The Habs went 0-for-5 with the man advantage in a listless 2-0 loss at home to the Ottawa Senators on Monday and squandered a chance to claim sole possession of fifth in the Eastern Conference standings for the second time in three nights.
Montreal also had a 1-for-6 performance against the league's worst penalty killing team in Saturday's 3-2 shootout loss in Toronto, but Gionta says the last two defeats can't just be blamed on the Canadiens' man-advantage woes.
"That's part of it for sure, your special teams can win you games and we're not doing that right now," said Gionta, who scored both goals in Toronto and again was Montreal's best player Monday. "But I think overall our (puck) support's not there and that carries over to the power play.

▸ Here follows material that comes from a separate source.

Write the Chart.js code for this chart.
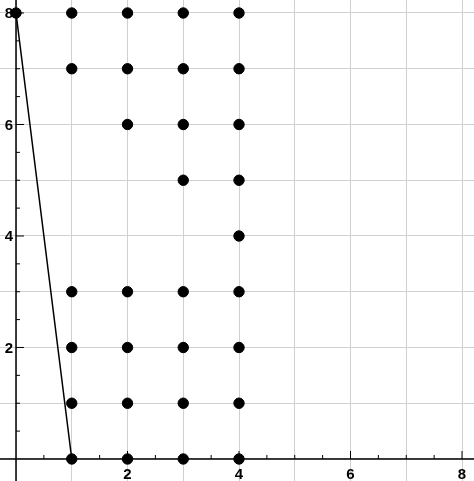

"Coming up the ice we're not supporting the puck carrier, we're not getting available for him, and we're not doing a good job without the puck."
The game was billed as a battle for fifth place, and the Senators looked ripe for the picking coming off five straight losses. But right from the start, the Canadiens seemed disorganized and uninterested.
As a result, Montreal remains seventh in the conference, four points ahead of the ninth-place Atlanta Thrashers, with one game in hand.
"We lost every battle, they wanted it more than us," said Canadiens defenceman Andrei Markov. "We didn't play our game, especially in the first period. We made a few turnovers in the neutral zone and on the blue-lines. We can't play these games like that."
When the Canadiens reeled off six straight wins earlier this month, the power play was only 3-for-20. The difference was the team held a decided edge in even-strength play, which hasn't been the case the last two games.
"I don't think we put out best effort in," Gionta said. "If we played better and we lost that's one thing, but we definitely didn't put up a fight."
While the Canadiens 5-on-5 play has dipped over the past two games, some help for the power play could be on its way. Leading goal-scorer Michael Cammalleri and power-play specialist Marc-Andre Bergeron - both out with knee injuries - could be cleared to play in time for Wednesday's game in Buffalo.
Both Cammalleri and Bergeron will be seen by team doctors Tuesday morning prior to the Canadiens practice in the hopes they will be given the green light. But Markov said the pair will not magically repair the power play, which has three goals in its last 25 opportunities.
"No question they are good players, but it doesn't matter who plays on the power play," Markov said. "We have to realize it is a huge opportunity to score. We just can't play like that."
Despite the two defeats, the Canadiens are still one of the hottest teams in the league, with 15 of a possible 20 points since the Olympic break.
"That board is still tight," Gionta said of the standings. "We put ourselves in a good position after the break, but we have to make sure closing out these last nine games that we put as good an effort in as we did coming off that break."